Exercise directions: Take the line containing "Output the component" as the first line and the line containing "const data = counts.map((c, i)" as the last, and output that span verbatim without any images.

Excerpted data:
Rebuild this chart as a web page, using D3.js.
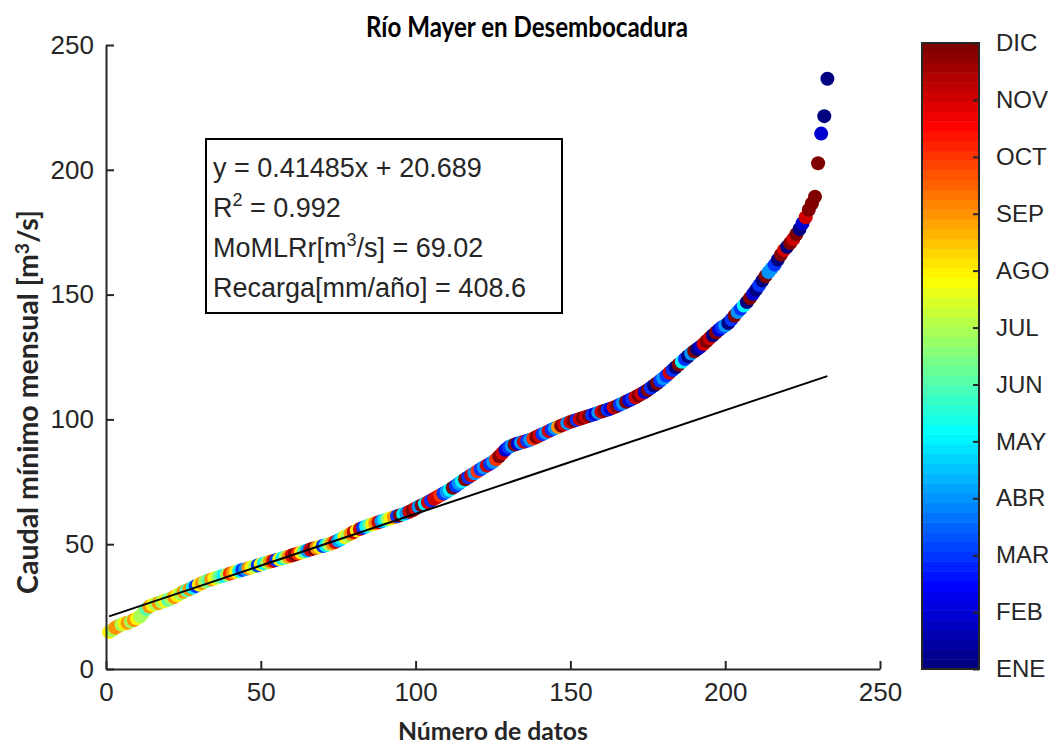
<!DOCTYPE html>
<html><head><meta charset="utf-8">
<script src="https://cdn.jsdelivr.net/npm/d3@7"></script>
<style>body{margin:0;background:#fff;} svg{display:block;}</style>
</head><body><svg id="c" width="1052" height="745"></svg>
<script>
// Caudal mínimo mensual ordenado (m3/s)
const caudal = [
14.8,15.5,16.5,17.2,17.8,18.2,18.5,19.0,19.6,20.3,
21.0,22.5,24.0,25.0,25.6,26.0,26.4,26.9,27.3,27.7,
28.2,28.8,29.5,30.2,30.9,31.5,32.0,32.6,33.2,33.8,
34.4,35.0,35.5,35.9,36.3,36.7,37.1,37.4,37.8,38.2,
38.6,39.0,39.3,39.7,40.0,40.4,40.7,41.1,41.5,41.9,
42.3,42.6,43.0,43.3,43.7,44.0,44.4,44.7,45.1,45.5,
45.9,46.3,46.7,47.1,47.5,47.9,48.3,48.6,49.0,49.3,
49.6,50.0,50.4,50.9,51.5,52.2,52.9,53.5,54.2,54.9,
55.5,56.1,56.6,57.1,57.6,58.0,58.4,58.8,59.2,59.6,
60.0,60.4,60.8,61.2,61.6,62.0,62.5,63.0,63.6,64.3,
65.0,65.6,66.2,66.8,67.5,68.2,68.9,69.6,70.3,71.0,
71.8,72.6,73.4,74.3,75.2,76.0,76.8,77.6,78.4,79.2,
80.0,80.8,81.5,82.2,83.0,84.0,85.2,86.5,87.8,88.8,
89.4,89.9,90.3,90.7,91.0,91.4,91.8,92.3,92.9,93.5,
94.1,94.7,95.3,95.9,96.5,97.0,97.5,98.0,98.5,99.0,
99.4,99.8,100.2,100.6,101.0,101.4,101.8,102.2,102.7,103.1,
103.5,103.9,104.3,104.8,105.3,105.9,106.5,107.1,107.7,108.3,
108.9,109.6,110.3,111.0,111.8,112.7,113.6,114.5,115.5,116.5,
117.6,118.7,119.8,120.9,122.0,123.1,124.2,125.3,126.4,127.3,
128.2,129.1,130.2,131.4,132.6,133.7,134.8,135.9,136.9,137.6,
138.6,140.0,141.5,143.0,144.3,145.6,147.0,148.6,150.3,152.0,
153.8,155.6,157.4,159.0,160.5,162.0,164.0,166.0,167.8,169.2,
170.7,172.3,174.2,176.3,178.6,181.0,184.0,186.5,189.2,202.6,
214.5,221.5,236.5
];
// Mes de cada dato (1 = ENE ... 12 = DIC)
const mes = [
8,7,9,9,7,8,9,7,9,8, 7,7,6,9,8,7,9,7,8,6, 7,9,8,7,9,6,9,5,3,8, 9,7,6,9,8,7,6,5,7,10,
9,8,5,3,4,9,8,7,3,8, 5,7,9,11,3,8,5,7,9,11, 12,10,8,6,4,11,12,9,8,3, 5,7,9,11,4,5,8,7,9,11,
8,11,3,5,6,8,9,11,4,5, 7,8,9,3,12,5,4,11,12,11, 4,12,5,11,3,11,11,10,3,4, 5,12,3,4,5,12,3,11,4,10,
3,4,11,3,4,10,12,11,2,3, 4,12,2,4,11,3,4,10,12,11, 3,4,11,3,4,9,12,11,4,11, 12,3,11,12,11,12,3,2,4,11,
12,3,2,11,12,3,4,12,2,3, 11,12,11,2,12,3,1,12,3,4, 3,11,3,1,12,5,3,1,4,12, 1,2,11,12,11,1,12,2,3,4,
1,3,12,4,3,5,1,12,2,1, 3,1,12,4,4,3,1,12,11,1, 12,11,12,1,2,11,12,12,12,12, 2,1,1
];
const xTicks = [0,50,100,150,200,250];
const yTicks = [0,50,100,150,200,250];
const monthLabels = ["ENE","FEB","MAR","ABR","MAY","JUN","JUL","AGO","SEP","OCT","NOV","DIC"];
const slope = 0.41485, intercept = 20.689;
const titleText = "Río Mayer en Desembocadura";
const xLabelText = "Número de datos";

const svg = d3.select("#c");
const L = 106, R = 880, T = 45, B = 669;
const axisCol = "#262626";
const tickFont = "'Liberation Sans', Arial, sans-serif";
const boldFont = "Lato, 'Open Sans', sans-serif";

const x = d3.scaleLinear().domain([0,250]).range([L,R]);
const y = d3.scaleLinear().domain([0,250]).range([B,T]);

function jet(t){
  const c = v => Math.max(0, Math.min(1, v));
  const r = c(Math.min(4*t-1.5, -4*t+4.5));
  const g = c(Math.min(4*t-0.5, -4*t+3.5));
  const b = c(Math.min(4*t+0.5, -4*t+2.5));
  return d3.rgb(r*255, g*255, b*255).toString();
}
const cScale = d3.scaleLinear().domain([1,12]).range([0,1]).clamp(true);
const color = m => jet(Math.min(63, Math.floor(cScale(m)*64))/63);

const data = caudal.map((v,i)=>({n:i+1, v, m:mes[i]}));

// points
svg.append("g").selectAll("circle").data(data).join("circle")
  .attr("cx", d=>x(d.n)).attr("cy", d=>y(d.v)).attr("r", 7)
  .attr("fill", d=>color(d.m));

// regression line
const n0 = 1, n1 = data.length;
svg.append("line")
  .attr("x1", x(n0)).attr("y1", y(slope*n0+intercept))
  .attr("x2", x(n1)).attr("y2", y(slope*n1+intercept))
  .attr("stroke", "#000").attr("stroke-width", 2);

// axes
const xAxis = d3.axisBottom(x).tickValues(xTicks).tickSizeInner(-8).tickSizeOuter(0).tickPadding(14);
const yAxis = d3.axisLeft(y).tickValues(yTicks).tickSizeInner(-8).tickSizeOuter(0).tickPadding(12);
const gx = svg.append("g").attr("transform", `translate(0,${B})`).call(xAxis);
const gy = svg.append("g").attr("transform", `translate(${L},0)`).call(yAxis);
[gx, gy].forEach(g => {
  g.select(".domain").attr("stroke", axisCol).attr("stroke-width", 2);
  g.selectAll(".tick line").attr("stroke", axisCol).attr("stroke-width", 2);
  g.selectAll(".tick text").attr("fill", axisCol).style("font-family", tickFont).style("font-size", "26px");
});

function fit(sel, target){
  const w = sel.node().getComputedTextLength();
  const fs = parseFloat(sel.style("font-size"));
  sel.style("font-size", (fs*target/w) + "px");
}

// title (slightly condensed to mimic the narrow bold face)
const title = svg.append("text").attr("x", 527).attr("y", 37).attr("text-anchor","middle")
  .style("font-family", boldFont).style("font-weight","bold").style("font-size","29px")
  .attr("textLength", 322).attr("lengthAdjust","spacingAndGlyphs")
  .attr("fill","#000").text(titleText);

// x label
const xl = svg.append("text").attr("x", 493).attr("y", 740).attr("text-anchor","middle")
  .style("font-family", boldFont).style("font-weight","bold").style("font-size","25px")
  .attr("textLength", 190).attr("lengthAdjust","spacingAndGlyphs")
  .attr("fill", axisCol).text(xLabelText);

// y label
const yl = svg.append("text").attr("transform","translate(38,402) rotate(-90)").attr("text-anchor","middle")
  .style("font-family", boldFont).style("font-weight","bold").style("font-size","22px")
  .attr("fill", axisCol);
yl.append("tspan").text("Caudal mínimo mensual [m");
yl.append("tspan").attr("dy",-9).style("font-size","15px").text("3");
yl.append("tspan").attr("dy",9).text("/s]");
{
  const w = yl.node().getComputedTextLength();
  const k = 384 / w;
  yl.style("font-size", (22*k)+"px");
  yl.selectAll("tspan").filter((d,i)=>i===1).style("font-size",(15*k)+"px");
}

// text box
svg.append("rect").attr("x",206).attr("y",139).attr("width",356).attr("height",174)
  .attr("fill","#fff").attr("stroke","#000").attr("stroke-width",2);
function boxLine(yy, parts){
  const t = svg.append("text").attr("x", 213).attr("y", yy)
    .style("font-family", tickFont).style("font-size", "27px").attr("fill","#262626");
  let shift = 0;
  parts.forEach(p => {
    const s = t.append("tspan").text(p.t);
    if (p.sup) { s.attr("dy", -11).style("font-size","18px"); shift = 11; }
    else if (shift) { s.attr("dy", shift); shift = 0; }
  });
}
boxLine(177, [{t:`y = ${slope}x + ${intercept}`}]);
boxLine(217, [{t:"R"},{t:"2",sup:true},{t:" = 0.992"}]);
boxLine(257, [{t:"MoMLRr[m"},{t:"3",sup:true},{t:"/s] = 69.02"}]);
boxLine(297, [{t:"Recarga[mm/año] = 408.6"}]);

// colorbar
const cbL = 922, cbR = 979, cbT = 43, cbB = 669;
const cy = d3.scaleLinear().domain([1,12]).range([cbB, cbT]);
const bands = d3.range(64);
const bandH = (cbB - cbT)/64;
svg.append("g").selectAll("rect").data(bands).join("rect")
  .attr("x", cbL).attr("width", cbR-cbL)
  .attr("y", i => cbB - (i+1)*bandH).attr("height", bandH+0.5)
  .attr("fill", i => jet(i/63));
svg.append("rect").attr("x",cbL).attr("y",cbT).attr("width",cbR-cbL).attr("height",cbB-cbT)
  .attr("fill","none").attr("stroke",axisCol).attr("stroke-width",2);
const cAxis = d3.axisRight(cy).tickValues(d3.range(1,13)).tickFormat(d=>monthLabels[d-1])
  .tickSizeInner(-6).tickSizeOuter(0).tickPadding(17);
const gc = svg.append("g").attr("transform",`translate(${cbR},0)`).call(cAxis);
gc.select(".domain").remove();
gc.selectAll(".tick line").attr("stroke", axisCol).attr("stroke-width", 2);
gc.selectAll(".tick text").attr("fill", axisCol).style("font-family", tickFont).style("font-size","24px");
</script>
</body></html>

---

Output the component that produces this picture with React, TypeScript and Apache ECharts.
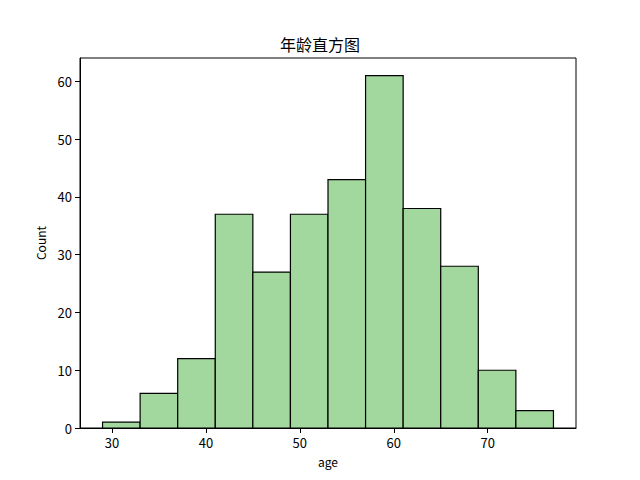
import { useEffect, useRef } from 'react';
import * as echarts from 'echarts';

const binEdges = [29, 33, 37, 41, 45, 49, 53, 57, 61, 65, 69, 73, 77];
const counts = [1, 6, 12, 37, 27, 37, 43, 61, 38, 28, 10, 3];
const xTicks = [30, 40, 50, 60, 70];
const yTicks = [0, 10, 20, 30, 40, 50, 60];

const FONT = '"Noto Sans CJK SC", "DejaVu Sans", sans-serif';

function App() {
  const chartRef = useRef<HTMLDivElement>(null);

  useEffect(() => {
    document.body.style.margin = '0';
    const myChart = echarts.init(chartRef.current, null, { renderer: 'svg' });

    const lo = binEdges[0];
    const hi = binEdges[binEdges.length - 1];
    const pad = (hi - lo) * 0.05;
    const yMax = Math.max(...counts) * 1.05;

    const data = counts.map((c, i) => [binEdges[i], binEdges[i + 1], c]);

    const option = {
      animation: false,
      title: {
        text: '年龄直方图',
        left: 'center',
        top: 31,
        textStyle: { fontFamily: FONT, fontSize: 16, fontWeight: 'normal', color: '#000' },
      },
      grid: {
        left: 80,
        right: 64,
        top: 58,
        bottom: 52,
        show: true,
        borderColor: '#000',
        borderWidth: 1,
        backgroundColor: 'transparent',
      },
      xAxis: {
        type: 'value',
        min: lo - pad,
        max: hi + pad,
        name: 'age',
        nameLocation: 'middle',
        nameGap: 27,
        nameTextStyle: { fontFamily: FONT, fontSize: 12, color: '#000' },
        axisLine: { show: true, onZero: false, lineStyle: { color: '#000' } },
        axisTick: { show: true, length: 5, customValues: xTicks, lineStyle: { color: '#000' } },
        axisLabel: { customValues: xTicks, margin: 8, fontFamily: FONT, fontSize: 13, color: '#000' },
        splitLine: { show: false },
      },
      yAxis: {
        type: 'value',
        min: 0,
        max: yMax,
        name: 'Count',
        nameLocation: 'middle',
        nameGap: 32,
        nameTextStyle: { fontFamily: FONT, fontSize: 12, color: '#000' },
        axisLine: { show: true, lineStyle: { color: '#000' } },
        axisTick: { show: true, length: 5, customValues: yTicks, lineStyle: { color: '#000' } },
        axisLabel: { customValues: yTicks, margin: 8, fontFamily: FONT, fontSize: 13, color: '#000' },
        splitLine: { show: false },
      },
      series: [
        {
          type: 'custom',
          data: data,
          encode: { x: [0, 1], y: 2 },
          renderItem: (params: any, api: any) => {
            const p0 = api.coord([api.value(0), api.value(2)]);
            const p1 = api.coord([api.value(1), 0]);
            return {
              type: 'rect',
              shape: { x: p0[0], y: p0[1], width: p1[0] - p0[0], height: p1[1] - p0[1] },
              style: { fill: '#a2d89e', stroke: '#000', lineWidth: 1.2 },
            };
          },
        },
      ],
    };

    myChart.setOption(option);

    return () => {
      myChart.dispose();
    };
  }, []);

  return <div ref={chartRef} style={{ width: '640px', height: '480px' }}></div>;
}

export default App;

Final result:
Output the component that produces this picture with React, TypeScript and Apache ECharts.
import { useEffect, useRef } from 'react';
import * as echarts from 'echarts';

const binEdges = [29, 33, 37, 41, 45, 49, 53, 57, 61, 65, 69, 73, 77];
const counts = [1, 6, 12, 37, 27, 37, 43, 61, 38, 28, 10, 3];
const xTicks = [30, 40, 50, 60, 70];
const yTicks = [0, 10, 20, 30, 40, 50, 60];

const FONT = '"Noto Sans CJK SC", "DejaVu Sans", sans-serif';

function App() {
  const chartRef = useRef<HTMLDivElement>(null);

  useEffect(() => {
    document.body.style.margin = '0';
    const myChart = echarts.init(chartRef.current, null, { renderer: 'svg' });

    const lo = binEdges[0];
    const hi = binEdges[binEdges.length - 1];
    const pad = (hi - lo) * 0.05;
    const yMax = Math.max(...counts) * 1.05;

    const data = counts.map((c, i) => [binEdges[i], binEdges[i + 1], c]);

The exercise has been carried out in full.